For months on end, a running battle ensued between officials of RIL and the petroleum ministry on the price of gas and “recovery” of costs, among other issues. The ministry contended that the company had deliberately reduced gas output in anticipation of higher prices and that the precipitous fall in gas production from the KG basin was exacerbating the already-acute energy shortage in the country.
RIL, on the other hand, argued that the sharp drop in the gas extracted from the KG basin (by around three-fourths from the peak level) was on account of geological complexities and ingress of water and sand.
The ministry refused to buy these arguments. The company claimed the government was sitting on its investment plans.

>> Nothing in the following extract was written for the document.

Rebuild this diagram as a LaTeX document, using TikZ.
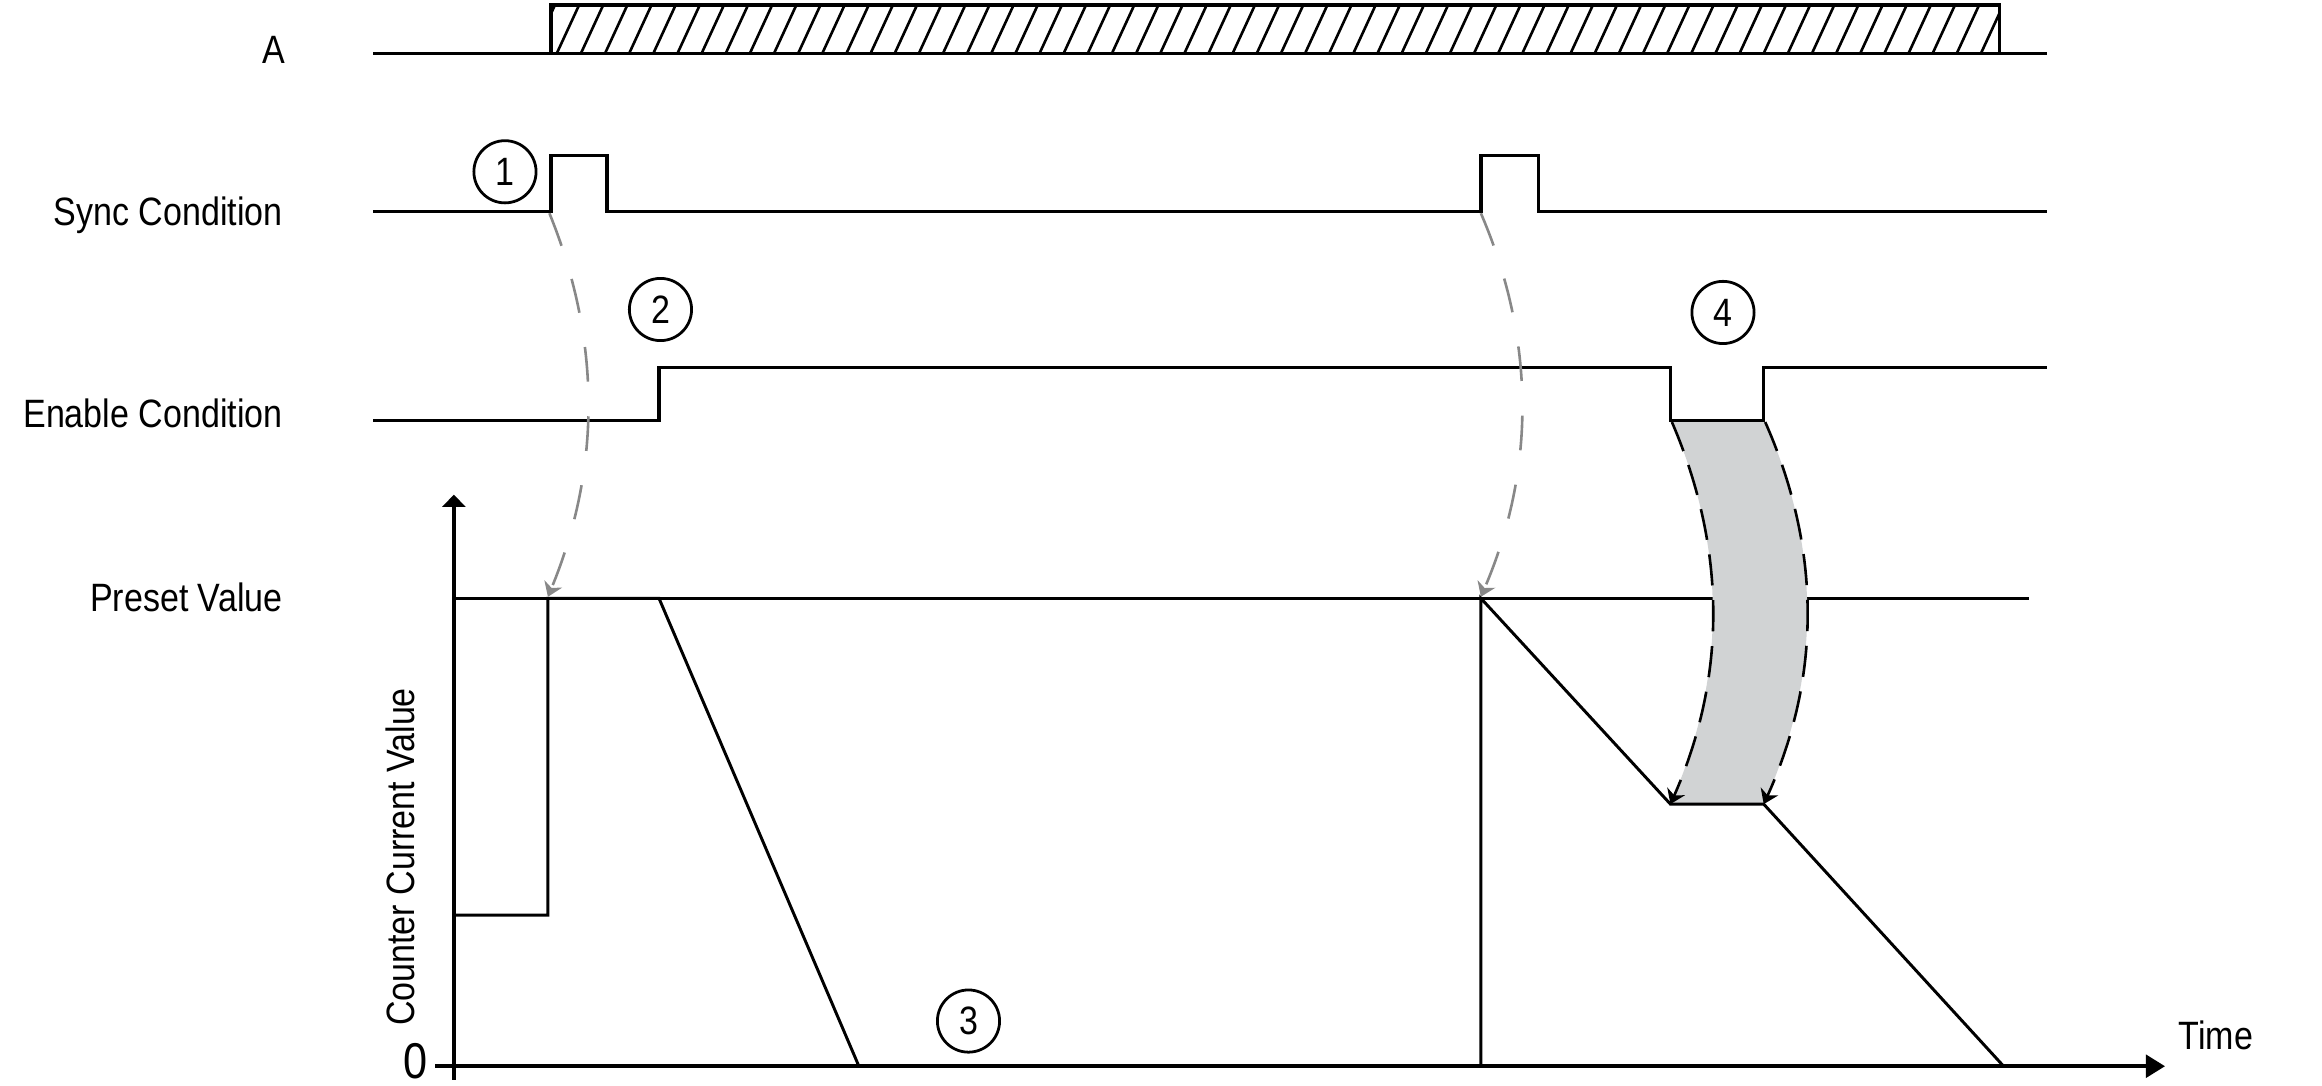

The ministry counter-alleged that the company had not dug the number of wells it had said it would. What certainly did not help RIL’s case was that a pliant former regulator, director-general of hydrocarbons V.K. Sibal (who is currently facing criminal charges of favouritism and bribery), was replaced by an upright technocrat.
It was under these circumstances that the Prime Minister exercised his prerogative by deciding to replace Mr Reddy with Mr Moily. By doing so, he opened all his flanks. Mr Reddy had a reputation for probity and, unlike his predecessor Murli Deora, was not a staunch Ambani loyalist. Mr Reddy carefully covered his tracks by putting everything down on paper. He and his group of trusted bureaucrats calculated the potential losses to the country if gas prices were hiked — it ran to over $6.3 billion. Information was selectively leaked.
It was against this backdrop that the IAC team successfully connected the dots to complete the picture. Mr Kejriwal and Mr Bhushan hit hard with a message that resonated among many who were all too aware of the ugly nexus between corrupt businesspersons and their political benefactors. They drew a link between the higher prices of gas demanded by RIL and the rise in the prices of power and fertiliser to drive home the message that corruption and inflation were interlinked.
The anger and outrage against powerful politicians and their wealthy collaborators has spilled over into the streets.